Think like a human, not a computer

By Chad Kluck on

In movies, when computers think for us it leads to disaster (think Global Thermal Nuclear War). We often believe putting computers in charge of all of our data is the answer as they can process information quickly, filter out what we don't want and leave us with only the good stuff. You get no spam, right?

The truth is computers think in binary: on/off, open/closed, yes/no, true/false. There is no room for a grey area as they do things by the book, or program in this case, and never deviate. Unless an exception is built in it isn't followed--but go ahead and put it in a feature request for a later version.
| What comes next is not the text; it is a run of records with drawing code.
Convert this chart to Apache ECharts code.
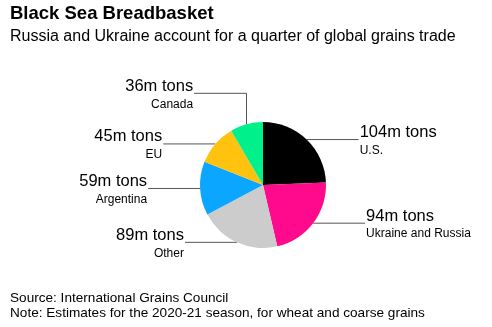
<!DOCTYPE html>
<html><head><meta charset="utf-8">
<script src="https://cdn.jsdelivr.net/npm/echarts@6/dist/echarts.min.js"></script>
<style>html,body{margin:0;padding:0;background:#fff}#c{width:492px;height:327px}</style>
</head><body><div id="c"></div>
<script>
const categories = ['U.S.', 'Ukraine and Russia', 'Other', 'Argentina', 'EU', 'Canada'];
const values = [104, 94, 89, 59, 45, 36];
const colors = ['#000000', '#ff0a8c', '#cccccc', '#0aa6ff', '#ffc20e', '#00f08c'];
const titleText = 'Black Sea Breadbasket';
const subtitleText = 'Russia and Ukraine account for a quarter of global grains trade';
const footnotes = ['Source: International Grains Council', 'Note: Estimates for the 2020-21 season, for wheat and coarse grains'];

const FONT = '"Liberation Sans", Arial, sans-serif';
const chart = echarts.init(document.getElementById('c'), null, {renderer: 'canvas'});
const data = categories.map((name, i) => {
  const d = {name: name, value: values[i], itemStyle: {color: colors[i]}};
  if (name === 'Canada') d.labelLine = {length: 32, length2: 44};
  return d;
});
chart.setOption({
  animation: false,
  title: [{
    text: titleText, left: 10, top: 3, padding: 0,
    textStyle: {fontFamily: FONT, fontWeight: 'bold', fontSize: 18.5, color: '#000', lineHeight: 22}
  }, {
    text: subtitleText, left: 10, top: 28, padding: 0,
    textStyle: {fontFamily: FONT, fontWeight: 'normal', fontSize: 16, color: '#000', lineHeight: 18}
  }, {
    text: footnotes.join('\n'), left: 10, top: 291, padding: 0,
    textStyle: {fontFamily: FONT, fontWeight: 'normal', fontSize: 13.6, color: '#000', lineHeight: 15}
  }],
  series: [{
    type: 'pie',
    center: [263, 185],
    radius: 63,
    startAngle: 90,
    clockwise: true,
    avoidLabelOverlap: false,
    data: data,
    itemStyle: {borderWidth: 0},
    emphasis: {disabled: true},
    label: {
      position: 'outside', alignTo: 'none', distanceToLabelLine: 1,
      formatter: '{v|{c}m tons}\n{n|{b}}',
      rich: {
        v: {fontFamily: FONT, fontSize: 16.5, color: '#000', lineHeight: 22},
        n: {fontFamily: FONT, fontSize: 12, color: '#000', lineHeight: 14}
      }
    },
    labelLine: {show: true, length: 0, length2: 52, smooth: false, lineStyle: {color: '#555', width: 1}},
    labelLayout: function (p) {
      const pts = p.labelLinePoints;
      if (pts && pts.length === 3) {
        return {labelLinePoints: [pts[0], [pts[0][0], pts[1][1]], pts[2]]};
      }
      return {};
    }
  }]
});
</script></body></html>
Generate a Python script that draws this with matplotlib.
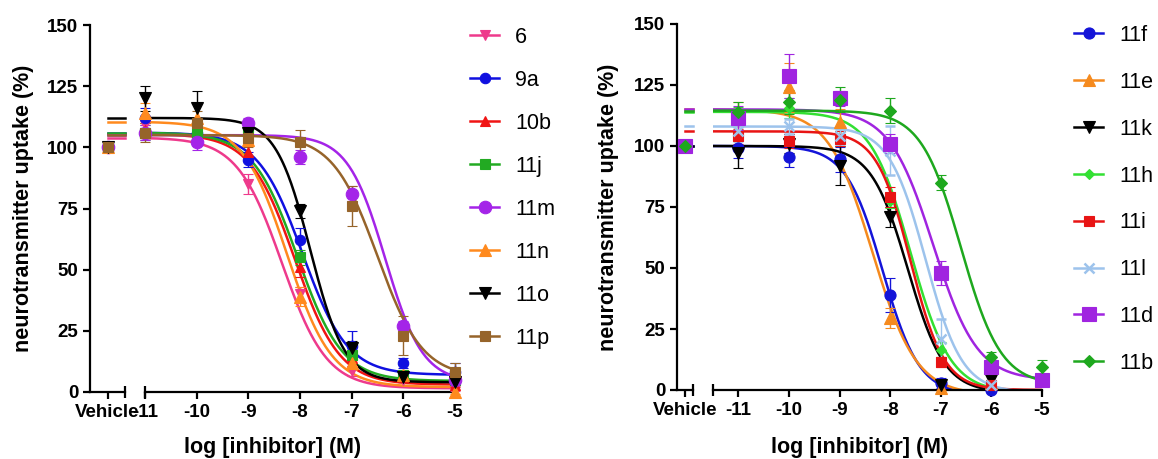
"""Dose-response curves of neurotransmitter uptake inhibition (two panels)."""

import numpy as np
import matplotlib

matplotlib.use("Agg")
import matplotlib.pyplot as plt

plt.rcParams["font.family"] = ["Liberation Sans", "DejaVu Sans"]

LOG_CONC = [-11, -10, -9, -8, -7, -6, -5]
VEHICLE = 100.0

# ---- left panel: mean uptake (%) and SEM per compound ----
LEFT_NAMES = ["6", "9a", "10b", "11j", "11m", "11n", "11o", "11p"]
LEFT_COLORS = ["#EE3A8C", "#1010E0", "#F01414", "#22AA22", "#A424E8", "#FF8A1E", "#000000", "#96642A"]
LEFT_MARKERS = ["v", "o", "^", "s", "o", "^", "v", "s"]
LEFT_SIZES = [7.5, 7.5, 7.5, 7, 9, 8, 8, 7.5]

uptake_6 = [109, 105, 85, 40, 8.5, 5, 1.5]
uptake_9a = [112, 106, 95, 62, 19, 12, 8]
uptake_10b = [107, 104, 98, 51, 14, 6, 3]
uptake_11j = [106, 106, 108, 55, 15, 7, 5]
uptake_11m = [106, 102, 110, 96, 81, 27, 5]
uptake_11n = [114, 112, 103, 39, 12, 7, 0]
uptake_11o = [120, 116, 106, 74, 18, 6, 4]
uptake_11p = [106, 110, 104, 102, 76, 23, 8]

sem_6 = [3, 3, 4, 3, 2, 1, 1]
sem_9a = [4, 3, 3, 5, 6, 2, 4]
sem_10b = [3, 3, 3, 4, 2, 1, 1]
sem_11j = [3, 3, 3, 3, 2, 1, 1]
sem_11m = [3, 3, 2, 3, 3, 2, 1]
sem_11n = [4, 6, 6, 4, 3, 2, 1]
sem_11o = [5, 7, 4, 3, 3, 2, 1]
sem_11p = [4, 5, 4, 5, 8, 8, 4]

# four-parameter logistic fit: top, bottom, logIC50, Hill slope
left_top = [104, 106, 105.5, 106, 105, 110.5, 112, 105]
left_bottom = [1.5, 7, 3, 4.5, 4, 2, 4, 6]
left_logic50 = [-8.35, -7.95, -8.1, -8.05, -6.35, -8.25, -7.8, -6.5]
left_hill = [1.0, 1.0, 1.0, 1.0, 1.2, 1.0, 1.3, 1.0]

# ---- right panel ----
RIGHT_NAMES = ["11f", "11e", "11k", "11h", "11i", "11l", "11d", "11b"]
RIGHT_COLORS = ["#1414D8", "#F58A1E", "#000000", "#33E033", "#E81414", "#9DC3EC", "#A024E0", "#1EA81E"]
RIGHT_MARKERS = ["o", "^", "v", "D", "s", "x", "s", "D"]
RIGHT_SIZES = [8, 8.5, 8, 5, 7.5, 7, 10.5, 6]

nan = np.nan
uptake_11f = [99, 95.5, 94.5, 39, 3, 0, nan]
uptake_11e = [112, 124, 110, 29.5, 1, 3, nan]
uptake_11k = [97, 101, 92, 71, 2, 4, nan]
uptake_11h = [113, 115.5, 103, 77.5, 16.5, 2, nan]
uptake_11i = [104, 102, 103, 79, 11.5, 2, nan]
uptake_11l = [106, 108, 104, 98, 21, 2, nan]
uptake_11d = [111.5, 128.5, 119.5, 101, 48, 9.5, 4]
uptake_11b = [114, 118, 119, 114.5, 85, 13.5, 9.5]

sem_11f = [4, 4, 5, 7, 2, 1, nan]
sem_11e = [6, 10, 5, 4, 1, 1, nan]
sem_11k = [6, 4, 8, 4, 2, 2, nan]
sem_11h = [3, 4, 3, 3, 3, 1, nan]
sem_11i = [3, 3, 3, 4, 2, 1, nan]
sem_11l = [4, 3, 3, 10, 8, 1, nan]
sem_11d = [5, 9, 3, 4, 5, 2, 1]
sem_11b = [4, 5, 5, 5, 3, 2, 3]

right_top = [100, 115, 100, 114, 106, 108, 115, 114.5]
right_bottom = [-2, -2, -1, -1, 0, -1, 4, 2]
right_logic50 = [-8.15, -8.35, -7.65, -7.6, -7.6, -7.3, -7.15, -6.6]
right_hill = [1.2, 1.0, 1.2, 1.1, 1.3, 1.2, 1.0, 1.1]

W, H = 1158, 459


def _box(x0, x1, ytop, ybot):
    return [x0 / W, 1 - ybot / H, (x1 - x0) / W, (ybot - ytop) / H]


def _four_pl(x, top, bottom, logic50, hill):
    return bottom + (top - bottom) / (1 + 10 ** ((x - logic50) * hill))


def _break_cap(ax, xpos):
    ax.plot([xpos, xpos], [-0.016, 0.016], transform=ax.transAxes,
            color="black", lw=1.6, clip_on=False, solid_capstyle="butt")


def _panel(fig, veh_box, main_box, xmin, names, colors, markers, sizes,
           means, sems, tops, bottoms, logic50s, hills, legend_xy, spacing, ylabel_x):
    ax_v = fig.add_axes(veh_box)
    ax_m = fig.add_axes(main_box, sharey=ax_v)

    for ax in (ax_v, ax_m):
        ax.spines["top"].set_visible(False)
        ax.spines["right"].set_visible(False)
        for side in ("left", "bottom"):
            ax.spines[side].set_linewidth(1.6)
        ax.tick_params(direction="out", length=5, width=1.6, labelsize=13.5)
    ax_m.spines["left"].set_visible(False)
    ax_m.tick_params(axis="y", left=False, labelleft=False)

    ax_v.set_xlim(-1, 1)
    ax_v.set_xticks([0])
    ax_v.set_xticklabels(["Vehicle"], fontweight="bold")
    ax_v.set_ylim(0, 150)
    ax_v.set_yticks([0, 25, 50, 75, 100, 125, 150])
    ax_v.set_yticklabels(["0", "25", "50", "75", "100", "125", "150"], fontweight="bold")
    ax_v.set_ylabel("neurotransmitter uptake (%)", fontsize=15.5, fontweight="bold")
    ax_v.yaxis.set_label_coords(ylabel_x, 0.5)

    ax_m.set_xlim(xmin, -5)
    ax_m.set_xticks(LOG_CONC)
    ax_m.set_xticklabels([str(v) for v in LOG_CONC], fontweight="bold")

    _break_cap(ax_v, 1.0)
    _break_cap(ax_m, 0.0)

    xs = np.linspace(xmin, -5, 300)
    handles = []
    for i, name in enumerate(names):
        c = colors[i]
        mk = markers[i]
        fill = dict(markersize=sizes[i], markeredgewidth=1.8 if mk == "x" else 0.8,
                    markeredgecolor=c, markerfacecolor=c)
        ax_v.plot([0, 1], [tops[i], tops[i]], color=c, lw=1.8, clip_on=False, zorder=2)
        ax_v.errorbar([0], [VEHICLE], yerr=[1.5], fmt=mk, color=c, ecolor=c,
                      elinewidth=1, capsize=3, clip_on=False, zorder=3, **fill)
        ax_m.plot(xs, _four_pl(xs, tops[i], bottoms[i], logic50s[i], hills[i]),
                  color=c, lw=1.8, zorder=2)
        eb = ax_m.errorbar(LOG_CONC, means[i], yerr=sems[i], fmt=mk, color=c, ecolor=c,
                           elinewidth=1, capsize=3.5, zorder=3, **fill)
        for art in eb.get_children():
            art.set_clip_on(False)
        h, = ax_m.plot([], [], color=c, lw=1.8, marker=mk, **fill)
        handles.append(h)

    fig.legend(handles, names, loc="upper left", bbox_to_anchor=legend_xy,
               frameon=False, fontsize=15.5, handlelength=1.35, handletextpad=0.75,
               labelspacing=spacing, borderpad=0, borderaxespad=0)

    # x label centred under the whole panel
    x0 = veh_box[0]
    x1 = main_box[0] + main_box[2]
    fig.text((x0 + x1) / 2, 0.003, "log [inhibitor] (M)", ha="center", va="bottom",
             fontsize=15.5, fontweight="bold")
    return ax_v, ax_m


def main() -> None:
    fig = plt.figure(figsize=(W / 100, H / 100), dpi=100)

    left_means = [uptake_6, uptake_9a, uptake_10b, uptake_11j,
                  uptake_11m, uptake_11n, uptake_11o, uptake_11p]
    left_sems = [sem_6, sem_9a, sem_10b, sem_11j, sem_11m, sem_11n, sem_11o, sem_11p]
    _panel(fig, _box(90, 125, 25, 392), _box(145, 455, 25, 392), -11,
           LEFT_NAMES, LEFT_COLORS, LEFT_MARKERS, LEFT_SIZES,
           left_means, left_sems, left_top, left_bottom, left_logic50, left_hill,
           (470 / W, 1 - 27 / H), 1.02, -1.6)

    right_means = [uptake_11f, uptake_11e, uptake_11k, uptake_11h,
                   uptake_11i, uptake_11l, uptake_11d, uptake_11b]
    right_sems = [sem_11f, sem_11e, sem_11k, sem_11h, sem_11i, sem_11l, sem_11d, sem_11b]
    _panel(fig, _box(677, 693, 24, 390), _box(713, 1042, 24, 390), -11.5,
           RIGHT_NAMES, RIGHT_COLORS, RIGHT_MARKERS, RIGHT_SIZES,
           right_means, right_sems, right_top, right_bottom, right_logic50, right_hill,
           (1074 / W, 1 - 25 / H), 1.2, -3.6)

    fig.savefig("out.png", dpi=100)
    plt.close(fig)


if __name__ == "__main__":
    main()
This past Good Friday, which is a New Zealand Statutory holiday, a computer glitch turned on the lights and opened a grocery store for business even though no employees were present. Thank goodness the store had a self-check-out lane allowing many to pay for their groceries even though a few left without paying. Maybe more would have paid had the self-check-out not put itself on hold waiting for a non-existent employee to manually approve an alcohol purchase. Do you see the inconsistency of manual intervention applied here?

Computers are great at sorting out information and automating tasks, but we shouldn't leave it entirely up to them to tell us what to do all the time. Bad data gives misguided results. Errors lead to bigger errors. Review your options and don't limit yourself to one set of search results.